▶ TASK DETAILS: Read the material below and tally how many lines hold the word "this", giving the number and nothing else.

▶ LISTING:
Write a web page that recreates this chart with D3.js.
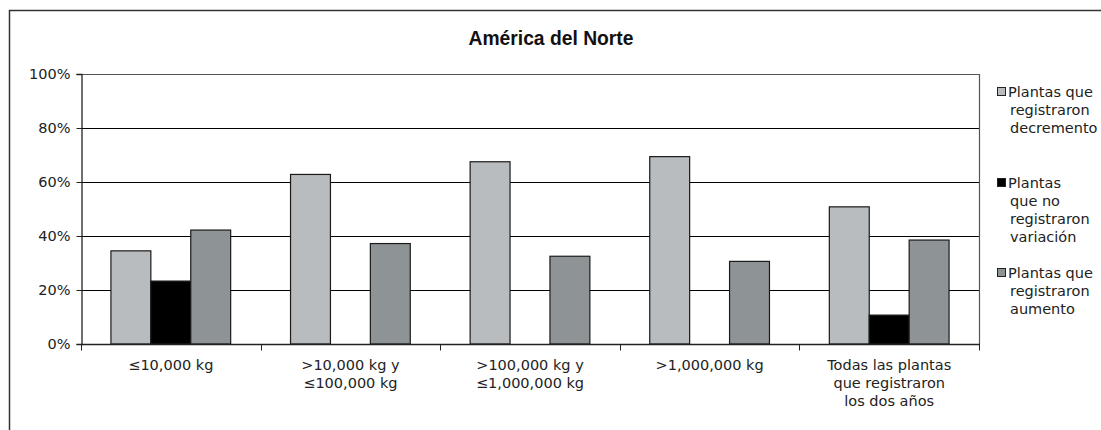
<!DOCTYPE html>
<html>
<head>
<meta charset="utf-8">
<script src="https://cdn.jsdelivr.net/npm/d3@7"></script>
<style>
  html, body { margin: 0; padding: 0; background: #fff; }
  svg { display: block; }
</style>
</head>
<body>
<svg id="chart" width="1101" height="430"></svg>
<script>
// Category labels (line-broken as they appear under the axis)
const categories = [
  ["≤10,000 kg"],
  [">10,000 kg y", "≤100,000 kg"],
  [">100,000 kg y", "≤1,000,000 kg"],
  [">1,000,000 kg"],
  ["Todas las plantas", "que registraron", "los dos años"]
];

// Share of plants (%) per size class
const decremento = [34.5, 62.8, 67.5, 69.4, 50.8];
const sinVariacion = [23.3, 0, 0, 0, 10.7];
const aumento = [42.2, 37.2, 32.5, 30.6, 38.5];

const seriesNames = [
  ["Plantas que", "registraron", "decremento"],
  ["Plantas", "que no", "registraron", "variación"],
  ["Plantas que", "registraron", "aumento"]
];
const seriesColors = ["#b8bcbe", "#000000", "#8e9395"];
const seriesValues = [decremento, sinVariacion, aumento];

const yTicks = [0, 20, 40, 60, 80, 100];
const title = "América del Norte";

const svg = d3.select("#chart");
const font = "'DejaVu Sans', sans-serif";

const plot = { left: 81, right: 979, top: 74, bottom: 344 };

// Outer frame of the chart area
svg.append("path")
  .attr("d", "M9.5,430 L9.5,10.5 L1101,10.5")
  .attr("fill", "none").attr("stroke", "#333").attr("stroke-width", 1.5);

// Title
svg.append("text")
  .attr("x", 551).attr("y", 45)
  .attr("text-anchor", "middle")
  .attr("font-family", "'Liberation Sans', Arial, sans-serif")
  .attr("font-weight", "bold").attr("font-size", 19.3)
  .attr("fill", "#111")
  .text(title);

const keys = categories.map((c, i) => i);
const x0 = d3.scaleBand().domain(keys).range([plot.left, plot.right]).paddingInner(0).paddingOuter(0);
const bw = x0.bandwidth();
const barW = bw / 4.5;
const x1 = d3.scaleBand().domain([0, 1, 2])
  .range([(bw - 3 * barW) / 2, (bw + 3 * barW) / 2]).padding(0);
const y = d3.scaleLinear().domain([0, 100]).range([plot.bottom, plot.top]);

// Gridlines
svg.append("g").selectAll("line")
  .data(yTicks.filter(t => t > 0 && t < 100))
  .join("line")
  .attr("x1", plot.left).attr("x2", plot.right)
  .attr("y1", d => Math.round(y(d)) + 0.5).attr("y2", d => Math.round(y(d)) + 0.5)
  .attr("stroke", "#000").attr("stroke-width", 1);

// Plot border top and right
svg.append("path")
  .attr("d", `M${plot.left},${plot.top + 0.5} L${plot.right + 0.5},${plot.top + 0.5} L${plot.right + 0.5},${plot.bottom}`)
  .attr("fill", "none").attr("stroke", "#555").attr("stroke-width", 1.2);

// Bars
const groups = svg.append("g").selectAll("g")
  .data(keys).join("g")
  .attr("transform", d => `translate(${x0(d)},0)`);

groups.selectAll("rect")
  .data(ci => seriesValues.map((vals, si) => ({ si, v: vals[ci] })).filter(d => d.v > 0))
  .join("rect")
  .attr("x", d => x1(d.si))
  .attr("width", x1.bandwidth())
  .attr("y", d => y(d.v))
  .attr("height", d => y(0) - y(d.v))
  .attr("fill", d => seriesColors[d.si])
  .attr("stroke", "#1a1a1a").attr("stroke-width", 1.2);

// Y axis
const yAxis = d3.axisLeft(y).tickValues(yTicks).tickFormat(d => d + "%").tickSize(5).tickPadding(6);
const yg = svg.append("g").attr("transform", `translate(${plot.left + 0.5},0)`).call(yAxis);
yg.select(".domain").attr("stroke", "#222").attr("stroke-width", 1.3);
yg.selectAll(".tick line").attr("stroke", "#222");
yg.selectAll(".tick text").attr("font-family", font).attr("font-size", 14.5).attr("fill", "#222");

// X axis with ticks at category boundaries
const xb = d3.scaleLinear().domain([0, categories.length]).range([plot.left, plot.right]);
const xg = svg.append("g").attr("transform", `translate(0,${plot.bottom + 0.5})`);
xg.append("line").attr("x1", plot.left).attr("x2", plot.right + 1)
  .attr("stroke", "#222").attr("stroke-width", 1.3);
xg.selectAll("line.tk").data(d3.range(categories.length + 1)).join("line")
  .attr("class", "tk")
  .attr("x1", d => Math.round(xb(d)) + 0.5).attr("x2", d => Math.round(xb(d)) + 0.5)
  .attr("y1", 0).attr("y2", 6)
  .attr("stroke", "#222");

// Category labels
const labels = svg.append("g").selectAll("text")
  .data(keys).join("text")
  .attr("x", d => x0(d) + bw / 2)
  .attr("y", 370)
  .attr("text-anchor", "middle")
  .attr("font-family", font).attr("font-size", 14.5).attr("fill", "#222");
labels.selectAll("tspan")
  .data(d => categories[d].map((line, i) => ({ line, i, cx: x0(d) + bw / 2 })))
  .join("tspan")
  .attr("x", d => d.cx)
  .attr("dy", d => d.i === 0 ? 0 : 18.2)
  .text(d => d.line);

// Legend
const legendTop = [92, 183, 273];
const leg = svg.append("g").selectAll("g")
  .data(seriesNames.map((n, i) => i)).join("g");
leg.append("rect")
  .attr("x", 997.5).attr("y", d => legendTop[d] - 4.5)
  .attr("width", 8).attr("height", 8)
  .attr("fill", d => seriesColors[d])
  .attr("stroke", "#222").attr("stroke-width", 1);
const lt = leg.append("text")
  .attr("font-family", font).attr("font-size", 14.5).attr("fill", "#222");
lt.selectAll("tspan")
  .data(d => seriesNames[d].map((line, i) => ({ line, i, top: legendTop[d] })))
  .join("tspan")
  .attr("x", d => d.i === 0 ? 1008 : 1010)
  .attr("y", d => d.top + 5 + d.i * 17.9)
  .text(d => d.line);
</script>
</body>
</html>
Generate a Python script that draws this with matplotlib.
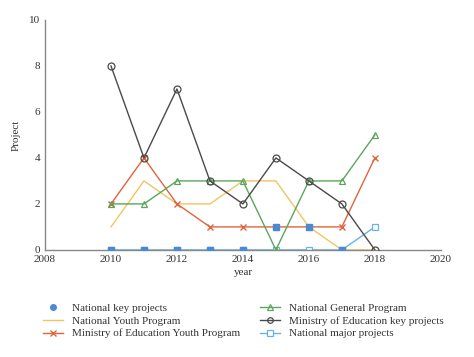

▶ COMPLETE ANSWER: 2